Contribution and Joint Obligations
The Court examined the widow's claim for contribution concerning a joint promissory note signed by her and the decedent. It reiterated the established principle that a party seeking contribution cannot recover until they have paid more than their fair share of the joint obligation. The Chancellor had initially ruled that the widow was entitled to contribution from the estate, but the Court of Appeals limited this entitlement to only the amounts she had paid since the decedent's death. The Supreme Court upheld this limitation, emphasizing that neither party could claim contribution until any excess payments over their share were made. This aspect of the Court's reasoning highlighted the legal principles governing joint obligations, ensuring that equitable distribution of responsibility was maintained among co-obligors. The ruling reinforced the notion that claims for contribution are contingent upon actual payments exceeding one’s share, thus maintaining fairness in financial obligations between parties.

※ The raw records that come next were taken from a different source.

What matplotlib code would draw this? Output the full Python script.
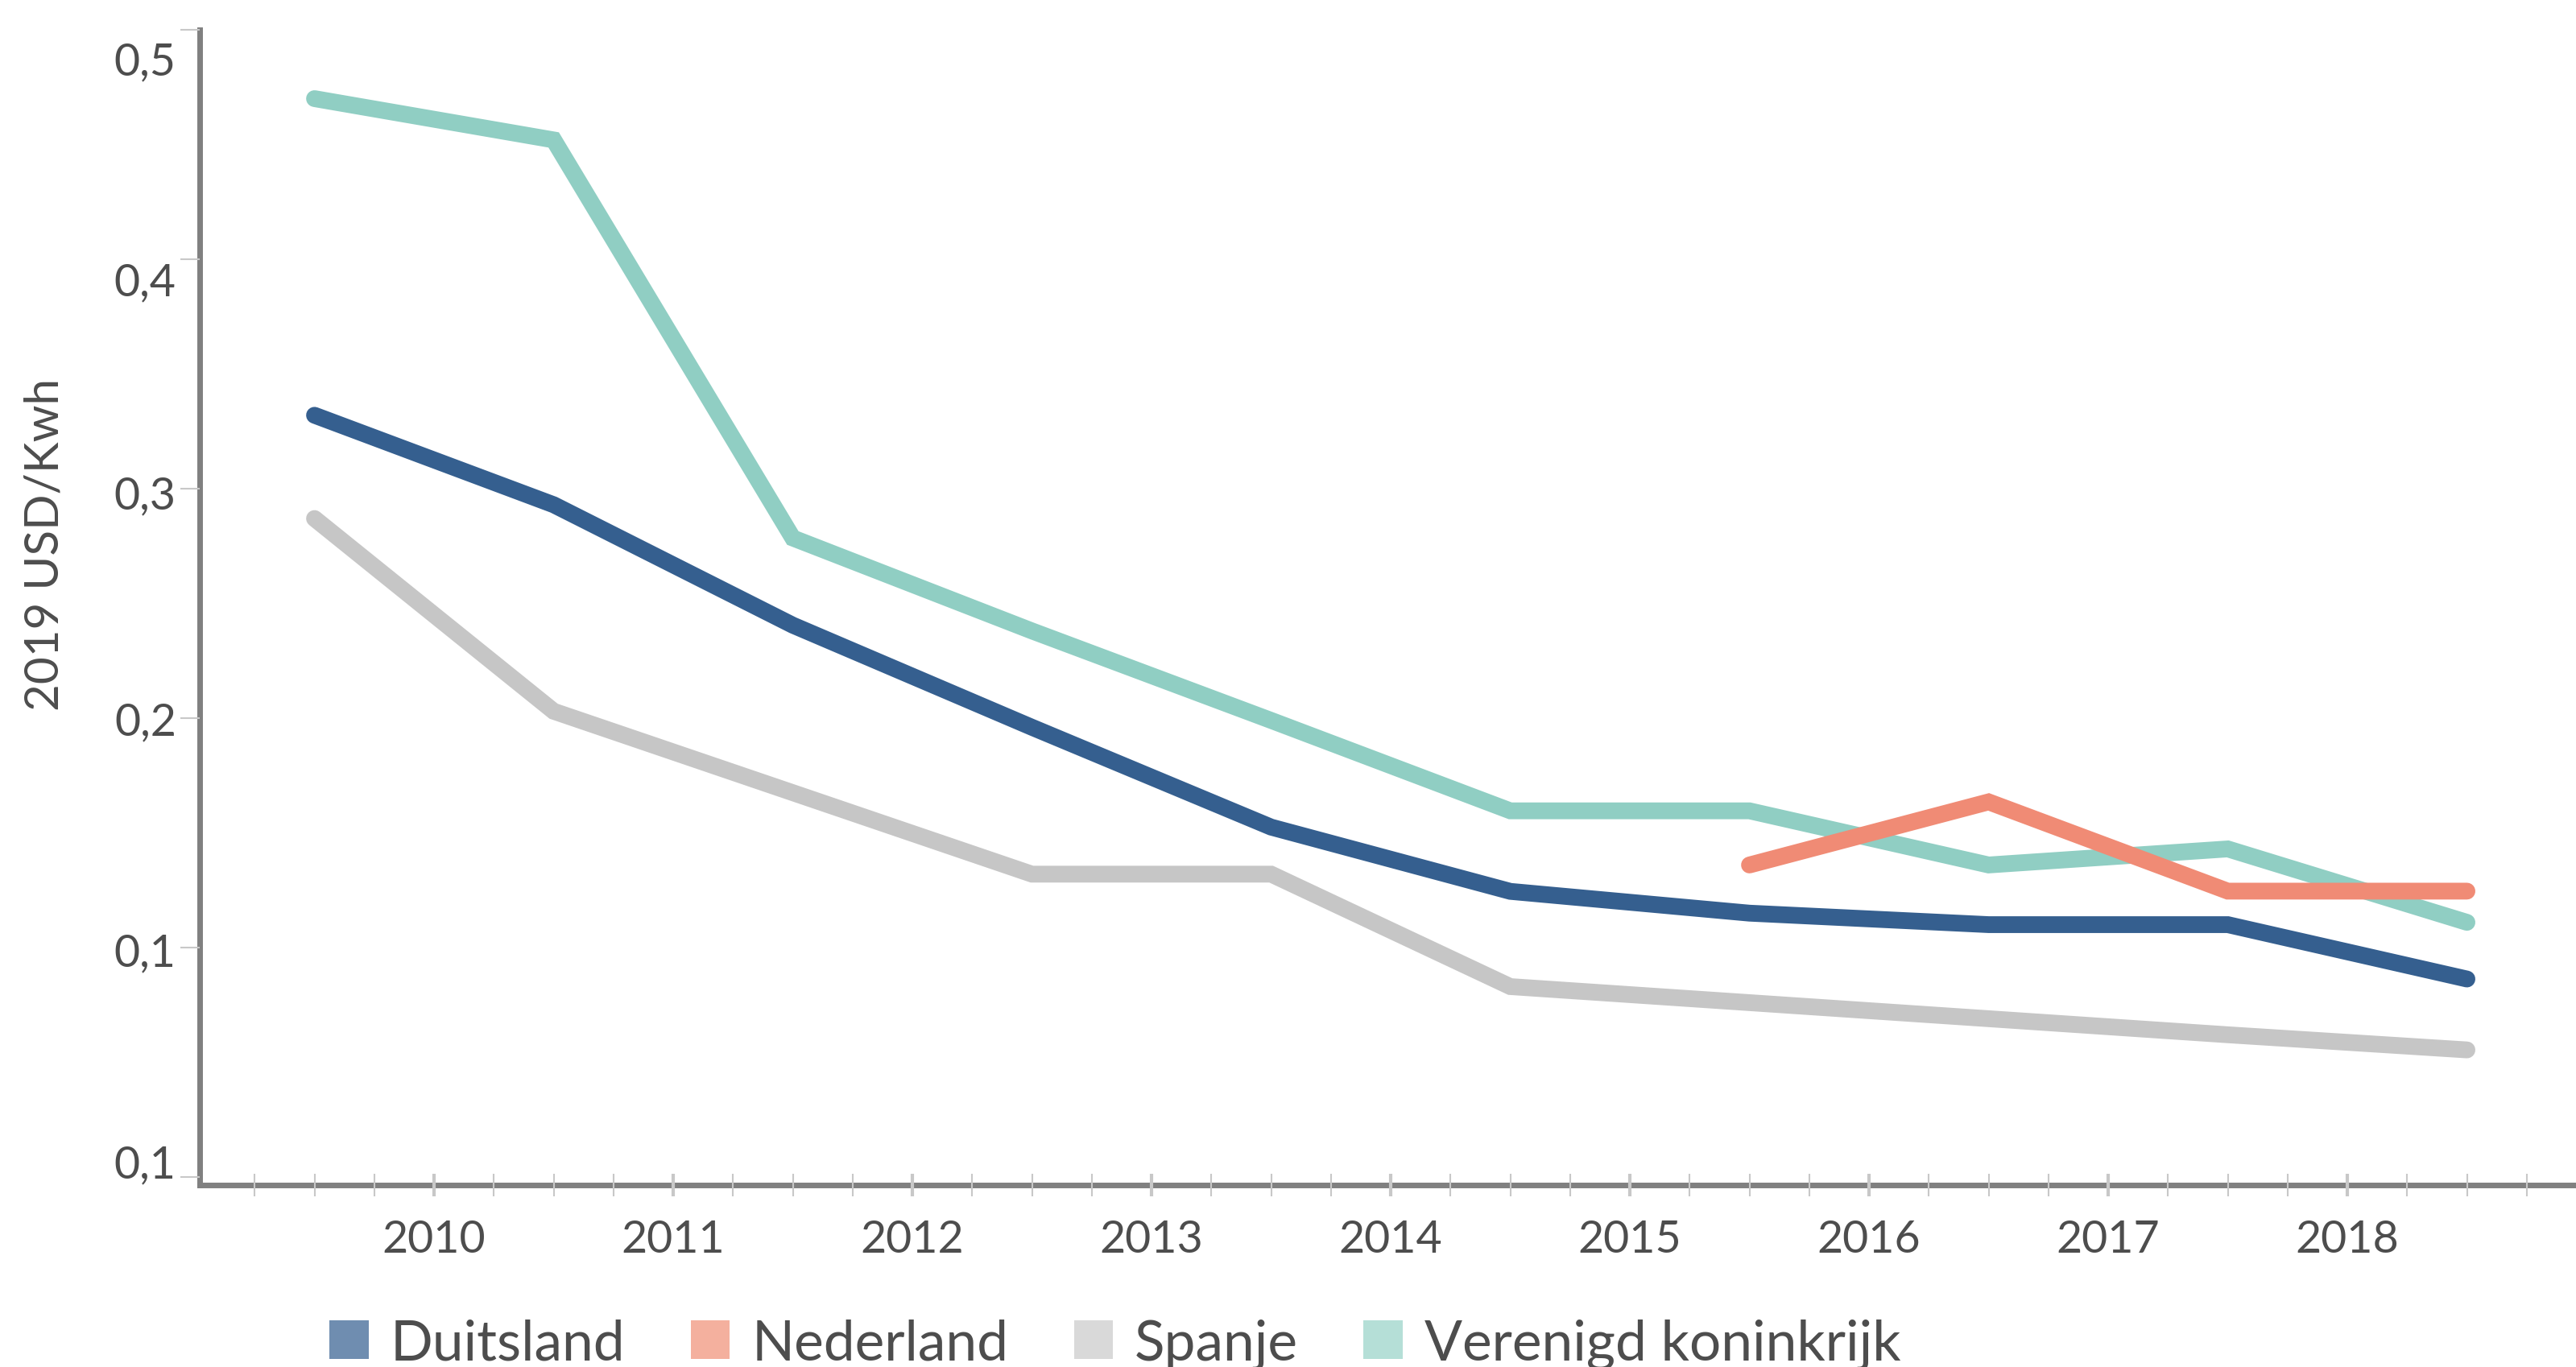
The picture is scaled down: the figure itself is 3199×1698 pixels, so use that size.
import numpy as np
import matplotlib
matplotlib.use('Agg')
import matplotlib.pyplot as plt
from matplotlib.patches import Patch
from matplotlib.transforms import ScaledTranslation

plt.rcParams['font.family'] = ['Lato', 'DejaVu Sans']

# data (one point per year)
years = ['2010', '2011', '2012', '2013', '2014', '2015', '2016', '2017', '2018']
duitsland = [0.332, 0.293, 0.2405, 0.196, 0.1525, 0.1245, 0.115, 0.110, 0.110, 0.0863]
nederland = [np.nan, np.nan, np.nan, np.nan, np.nan, np.nan, 0.136, 0.1635, 0.1246, 0.1246]
spanje = [0.287, 0.203, 0.1675, 0.132, 0.132, 0.083, 0.076, 0.069, 0.062, 0.0554]
verenigd = [0.470, 0.452, 0.2785, 0.238, 0.199, 0.1596, 0.1596, 0.136, 0.143, 0.111]

series_names = ['Duitsland', 'Nederland', 'Spanje', 'Verenigd koninkrijk']
line_colors = ['#355F8F', '#F08B75', '#C6C6C6', '#90CEC3']
legend_colors = ['#6F8DB0', '#F4B09E', '#D9D9D9', '#B5DFD7']
zorders = [3, 5, 2, 4]

y_ticks = [0.0, 0.1, 0.2, 0.3, 0.4, 0.5]
y_labels = ['0,1', '0,1', '0,2', '0,3', '0,4', '0,5']
y_label_shift = [-20, 2, 0, 4, 24, 35]  # px, labels in the original are not centred on ticks

text_color = '#4D4D4D'
axis_color = '#808080'
tick_color = '#C8C8C8'

fig = plt.figure(figsize=(31.99, 16.99), dpi=100)
ax = fig.add_axes([248 / 3199, 1 - 1473 / 1699, 1 - 248 / 3199, (1473 - 38) / 1699])

x = np.arange(len(duitsland))
for vals, col, z in zip([duitsland, nederland, spanje, verenigd], line_colors, zorders):
    ax.plot(x, vals, color=col, lw=15, solid_capstyle='round', solid_joinstyle='miter', zorder=z)

ax.set_xlim(-0.48, 9.456)
ax.set_ylim(-0.0035, 0.5)

for s in ['top', 'right']:
    ax.spines[s].set_visible(False)
for s in ['left', 'bottom']:
    ax.spines[s].set_color(axis_color)
    ax.spines[s].set_linewidth(5)
    ax.spines[s].set_zorder(1)

ax.set_xticks(np.arange(len(years)) + 0.5)
ax.set_xticklabels(years)
minor = [m for m in np.arange(-0.25, 9.3, 0.25) if (m - 0.5) % 1 != 0]
ax.set_xticks(minor, minor=True)
ax.tick_params(axis='x', which='major', direction='inout', length=20, width=3,
               color=tick_color, labelsize=40, labelcolor=text_color, pad=20)
ax.tick_params(axis='x', which='minor', direction='inout', length=20, width=1.5,
               color=tick_color)

ax.set_yticks(y_ticks)
ax.set_yticklabels(y_labels)
ax.tick_params(axis='y', direction='out', length=17, width=1.5, color=tick_color,
               labelsize=40, labelcolor=text_color, pad=4)
for lab, shift in zip(ax.get_yticklabels(), y_label_shift):
    lab.set_transform(lab.get_transform() + ScaledTranslation(0, -shift / 100, fig.dpi_scale_trans))

ax.set_ylabel('2019 USD/Kwh', fontsize=42, color=text_color)
ax.yaxis.set_label_coords(-0.056, 0.555)

handles = [Patch(facecolor=c, edgecolor='none', label=n) for c, n in zip(legend_colors, series_names)]
fig.legend(handles=handles, loc='center left', bbox_to_anchor=(409 / 3199, 1 - 1670 / 1699),
           ncol=4, frameon=False, fontsize=50, labelcolor=text_color,
           handlelength=0.7, handleheight=0.7, handletextpad=0.39, columnspacing=1.17,
           borderpad=0, borderaxespad=0)

fig.savefig('out.png', dpi=100)
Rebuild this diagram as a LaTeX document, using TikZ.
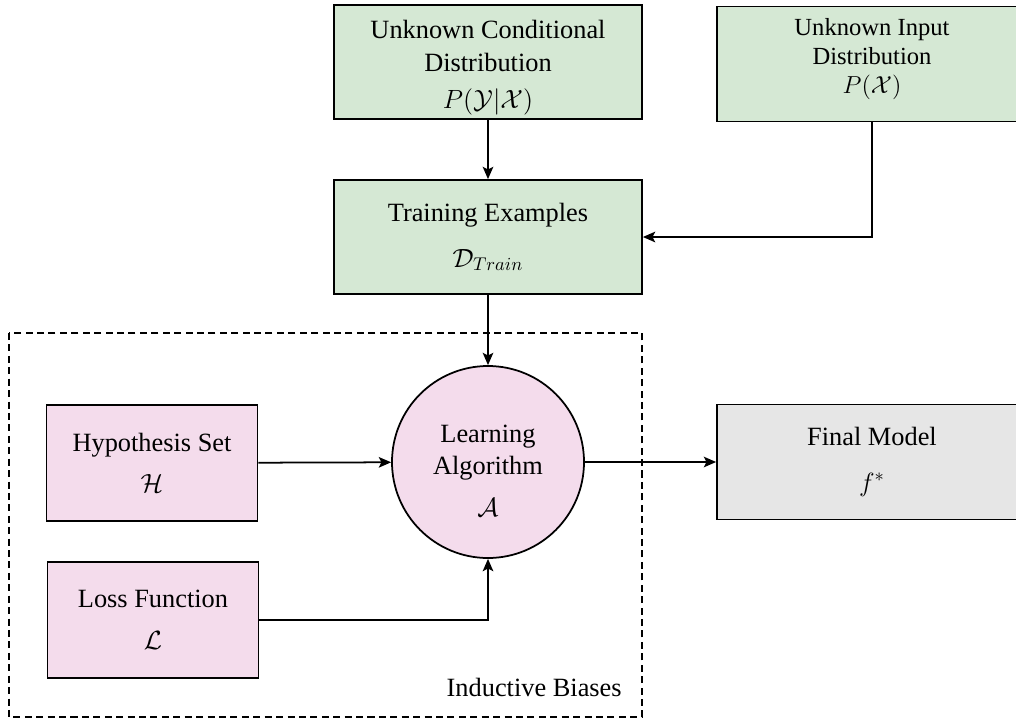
\RequirePackage{fix-cm}
\documentclass[tikz,border=0pt]{standalone}
\usepackage{amsmath}
\usepackage{fontspec}
\setmainfont{Liberation Serif}
\usetikzlibrary{arrows.meta}
\definecolor{datagreen}{HTML}{D5E8D4}
\definecolor{biaspink}{HTML}{F4DCEC}
\definecolor{modelgray}{HTML}{E6E6E6}

\begin{document}
\begin{tikzpicture}[
  x=0.2mm, y=-0.2mm,
  box/.style={draw, line width=1pt, align=center, inner sep=0pt,
    minimum width=61.6mm, minimum height=22.8mm, font=\fontsize{15}{18}\selectfont},
  bias/.style={box, fill=biaspink, minimum width=42.2mm, minimum height=23.2mm},
  arr/.style={-{Stealth[length=7pt, width=6pt, inset=1.5pt]}, line width=1pt}
]
  \clip (0,0) rectangle (1016,718);

  \node[box, fill=datagreen, font=\fontsize{15}{18.5}\selectfont] (cond) at (488,62)
    {\rule{0pt}{17pt}Unknown Conditional\\ Distribution\\[3pt] $P(\mathcal{Y}|\mathcal{X})$};
  \node[box, fill=datagreen, minimum width=62mm, minimum height=23mm,
    font=\fontsize{14}{16.5}\selectfont] (inp) at (872,64)
    {Unknown Input\\ Distribution\\ $P(\mathcal{X})$\rule[-9pt]{0pt}{0pt}};
  \node[box, fill=datagreen] (train) at (488,237)
    {Training Examples\\[8pt] $\mathcal{D}_{Train}$};

  \draw[dashed, line width=1pt, dash pattern=on 4pt off 2.5pt] (9,333) rectangle (642,717);
  \node[font=\fontsize{15}{18}\selectfont, anchor=base east, inner sep=0pt] (ib) at (622,696)
    {Inductive Biases};

  \node[bias] (hyp) at (152,463) {Hypothesis Set\\[5pt] $\mathcal{H}$};
  \node[bias] (loss) at (153,620) {Loss Function\\[6pt] $\mathcal{L}$};
  \node[circle, draw, line width=1pt, fill=biaspink, minimum size=38.4mm, inner sep=0pt,
    align=center, font=\fontsize{15}{18}\selectfont] (alg) at (488,462)
    {\rule{0pt}{20pt}Learning\\ Algorithm\\[6pt] $\mathcal{A}$};
  \node[box, fill=modelgray, minimum width=62mm, minimum height=23mm] (final) at (872,462)
    {Final Model\\[8pt] $f^{*}$};

  \draw[arr] (cond) -- (train);
  \draw[arr] (inp.south) |- (train.east);
  \draw[arr] (train) -- (alg);
  \draw[arr] (hyp) -- (alg);
  \draw[arr] (loss.east) -| (alg.south);
  \draw[arr] (alg) -- (final);
\end{tikzpicture}
\end{document}
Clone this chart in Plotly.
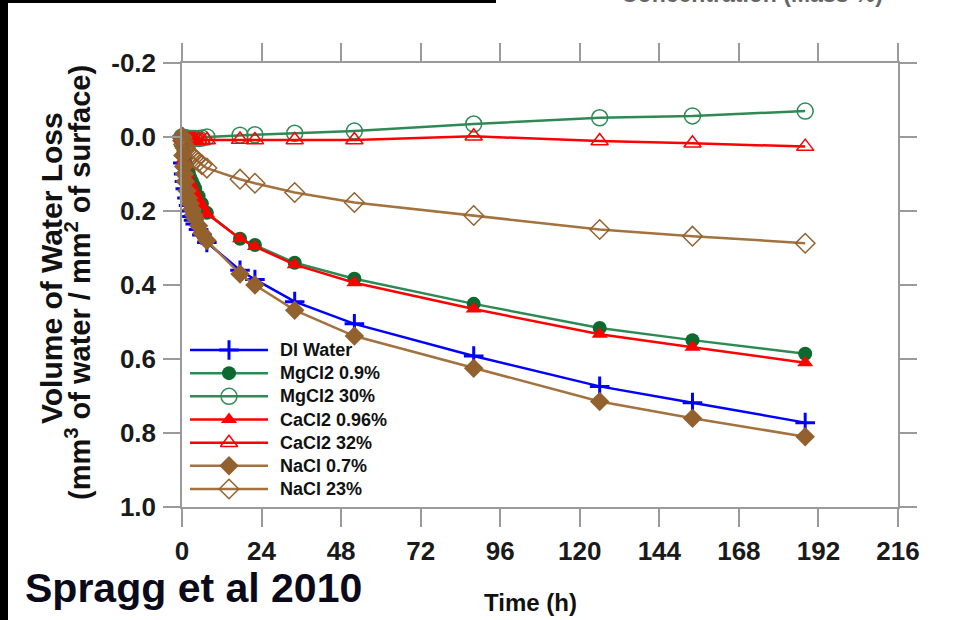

Marital Rights and Estate Claims
Lastly, the Court addressed the ranking of the widow's marital rights in relation to the claims of the executrix for costs and expenses of administering the estate. The Court of Appeals had ruled that the executrix's claims, including attorney's fees, were superior to the widow's marital rights. The Supreme Court clarified that this ruling did not imply a subordination of the widow's rights to those of creditors; rather, it pertained specifically to the claims for administrative expenses arising from the estate's management. The Court maintained that the executrix’s claims for costs associated with probating the will and conducting litigation were valid and should be prioritized in the estate's distributions. This part of the decision emphasized the need to ensure that the costs associated with administering an estate are accounted for before distributing assets to heirs or beneficiaries, thereby reinforcing the legal framework governing estate administration and the hierarchy of claims against an estate.